Eardwulf appears to have been an enemy of the new king and he first appears in the historical record circa 790. Symeon of Durham reports:
duke Eardulf was taken prisoner, and conveyed to Ripon, and there ordered by the aforesaid king [Æthelred] to be put to death without the gate of the monastery. The brethren carried his body into the church with Gregorian chanting, and placed it out of doors in a tent; after midnight he was found alive in the church.
Eardwulf's whereabouts following this are unknown. In surviving King Æthelred's anger he was more fortunate than Ælfwald's sons, who were drowned on Æthelred's orders in 791. Osred, who returned from exile with a small army, encouraged by promises of support, was betrayed and killed by Æthelred's command on 14 September 792. Æthelred himself was killed on 18 April 796, perhaps at Corbridge, by conspirators led by the dux Ealdred.[6] Æthelred was followed as king by Osbald, whose antecedents are unknown; he was deposed after twenty-seven days and fled to the land of the Picts with a few supporters.
The King
Eardwulf became king on 14 May 796, and was conscrated by Eanbald I, Archbishop of York, and Bishops Æthelberht, Baldwulf, and Hygbald, in York on 26 May 796.
Eardwulf's reign, at the start of the Viking Age, saw a decline in the issue of coinage. The sceat disappears, to be replaced by the near-brass stycca under later kings.
Eardwulf was married before he became king as Alcuin reproached him for abandoning his wife for a concubine soon after his coronation. His repudiation of his wife will have strained relations with with Archbishop Eanbald II—Eanbald I died in the year of Eardwulf's coronation. Alcuin, while condemning secular oppression of the church, notes with surprise that the Archbishop Eanbald was accompanied by a large retinue, including soldiers, while travelling, and that he received and protected the king's enemies.
Eardwulf is also said to have been married to a daughter of the Emperor Charlemagne, but if this is correct she cannot have been a legitimate daughter.
Although Æthelred had been Eardwulf's enemy, Æthelred's killers proved to be equally hostile. In 798 a battle was fougt near Whalley between Eardwulf and a certain dux named Wada. Wada was put to flight. Among the dead was Alric, son of Heardberht, but whether he fought for Eardwulf or against him is not recorded. At about this time, Osbald appears to have planned on returning from his Pictish exile, but his death, as an abbot is recorded in 799.
In 799, an ealdorman named Moll was killed by Earnwulf's "urgent command". Moll's name has suggested that he was a kinsman of the late King Æthelred, whose father was Æthelwald Moll. The following year, Ealhmund, "the son of King Alhred, as some say", was killed by Eardwulf's men. Ealhmund was remembered at Derby, in the neighbouring kingdom of Mercia, as a saint.

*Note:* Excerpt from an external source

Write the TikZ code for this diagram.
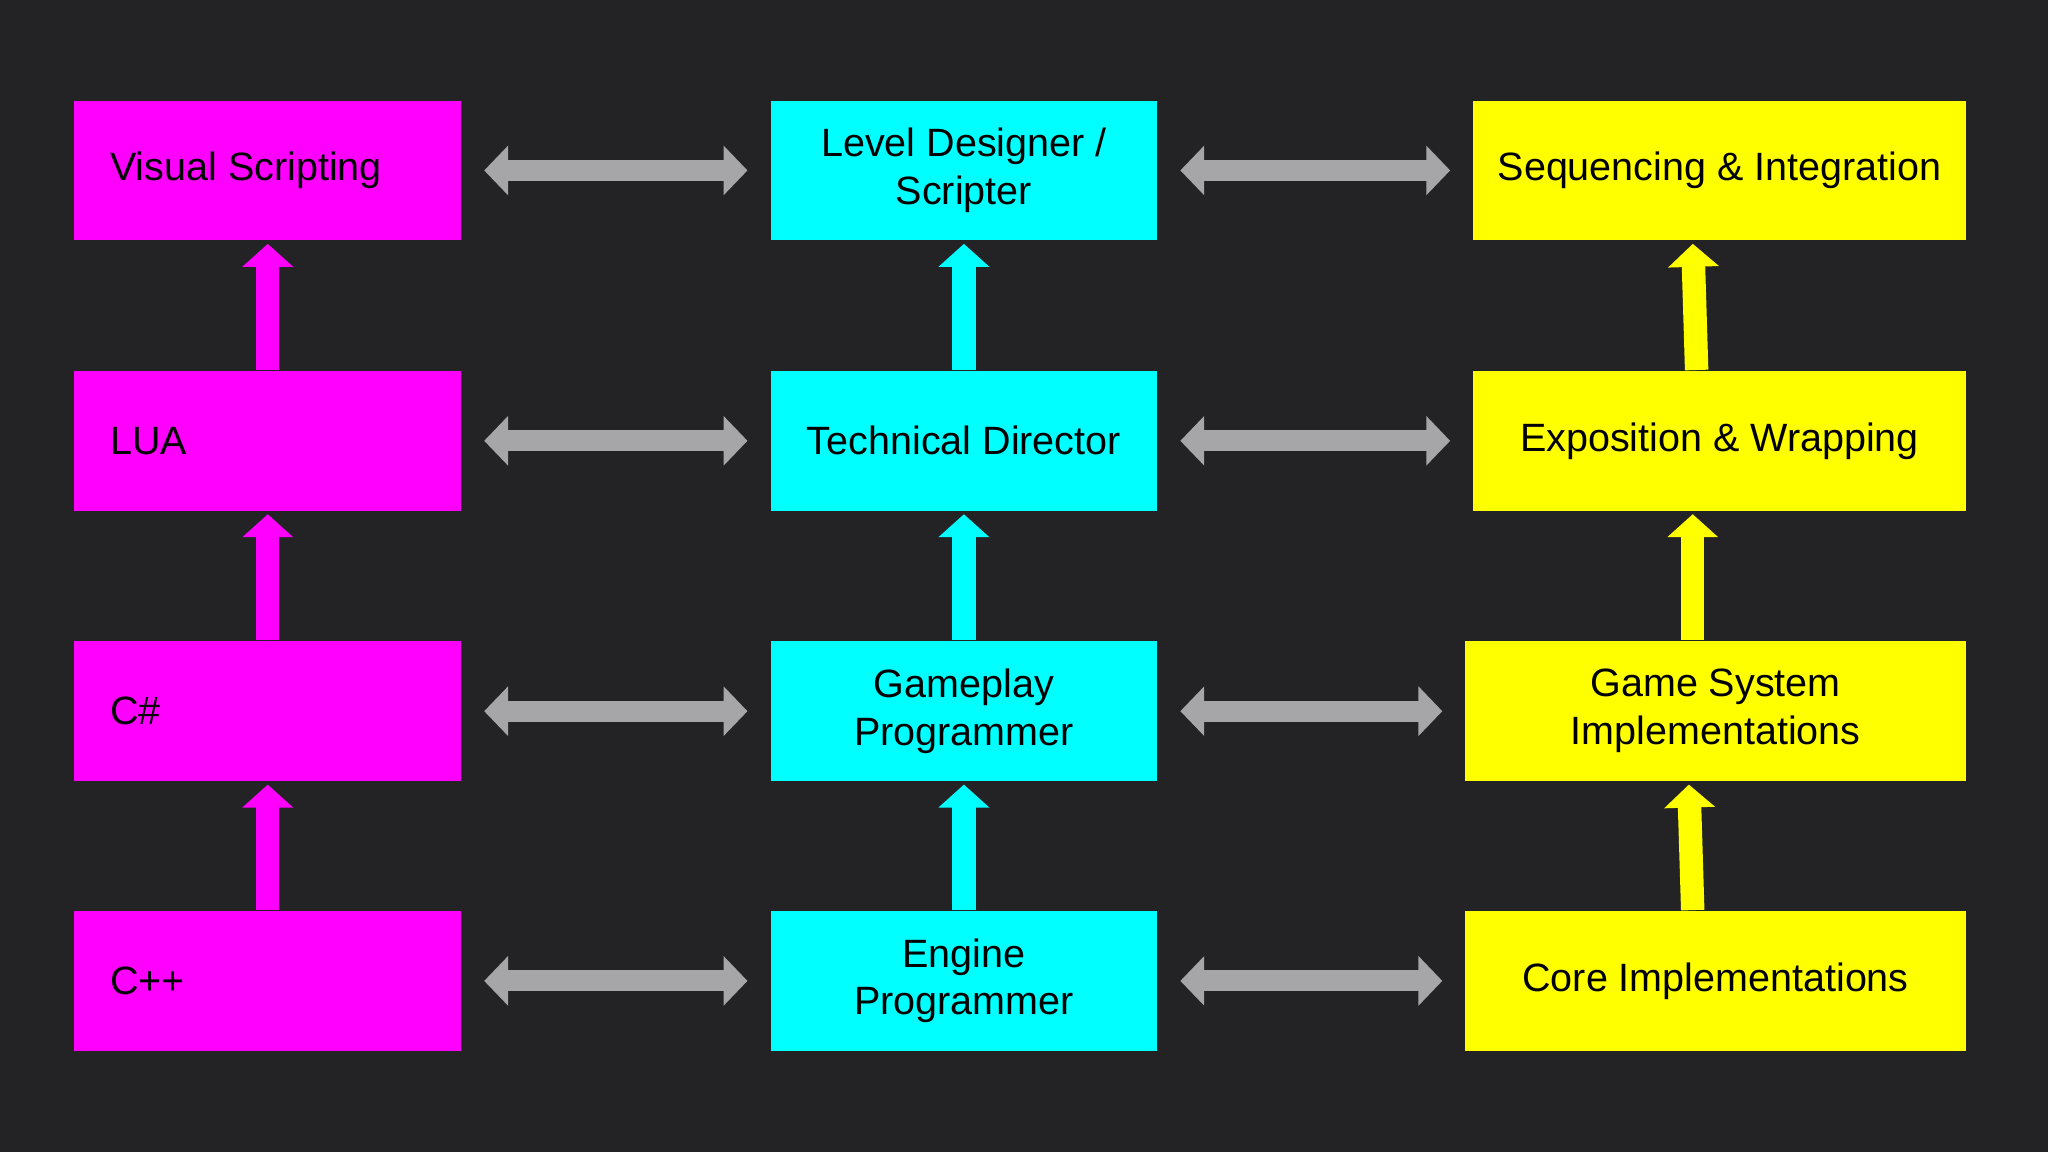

King Cenwulf of Mercia may have supported the unfortunate Eahlmund. Eardwulf appears to have believed so as Symeon of Durham writes that in 801:
Eardulf, king of the Northumbrians, led an army against Kenwlf, king of Mercians, because he had given asylum to his enemies. He also, collecting an army, obtained very many auxiliaries from other provinces, having made a long expedition among them. At length, with the advice of the bishops and chiefs of the Angles on either side, they made peace through the kindness of the king of the Angles.
This settlement ended open warfare, but it may not have ended Cenwulf's efforts to replace Eardwulf. Eardwulf was deposed in 806, in unknown circumstances. Letters between Charlemagne and Pope Leo III suggest that Cenwulf had a hand in Eardwulf's removal. It appears that Eardwulf was replaced by King Ælfwald (II), about whom nothing is known.
Exile and return
Like many of predecessors, Eardwulf took to exile when he was deposed. Unlike kings with ties to Lindisfarne, who appear to have chosen exile among the Picts,[18], Eardwulf was linked to Ripon, and chose a southerly exile.
The next reports of Eardwulf are in Frankish sources:
In the meantime Eardwulf, the king of the Northumbrians from the island of Britain, had been driven from his throne and country. He came to the emperor while the latter was still at Nijmegen and, after saying why he had come, continued to Rome. On his return from Rome he was taken back to his kingdom by the envoys of the Roman pontiff and the Lord Emperor. At that time Leo III ruled the Roman church. As his envoy the deacon Aldulf, a Saxon from Britain was sent to Britain. Two abbots were dispatched with him by the emperor, the notary Hruotfrid and Nanthar of Saint-Omer.
The Frankish source is clear that Eardwulf was "returned to his kingdom",[20], but surviving Anglo-Saxon sources have no recollection of a second reign. Historians disagree with Ælfwald was replaced by Eardwulf, who would thus have reigned a second time from 808 to 811 or 812, or whether the reign of Eardwulf's son Eanred began in 808.
A recent suggestion is that Eardwulf may have entered the church on his return, and that the "Saint Hardulf" commemorated at Breedon-on-the-Hill may be him.
The death of Eardwulf is not recorded. Although he had faced considerable opposition, and had been driven into exile, he succeeded in founding a dynasty. His son Eanred ruled for thirty years, to be followed by his grandson Æthelred (II).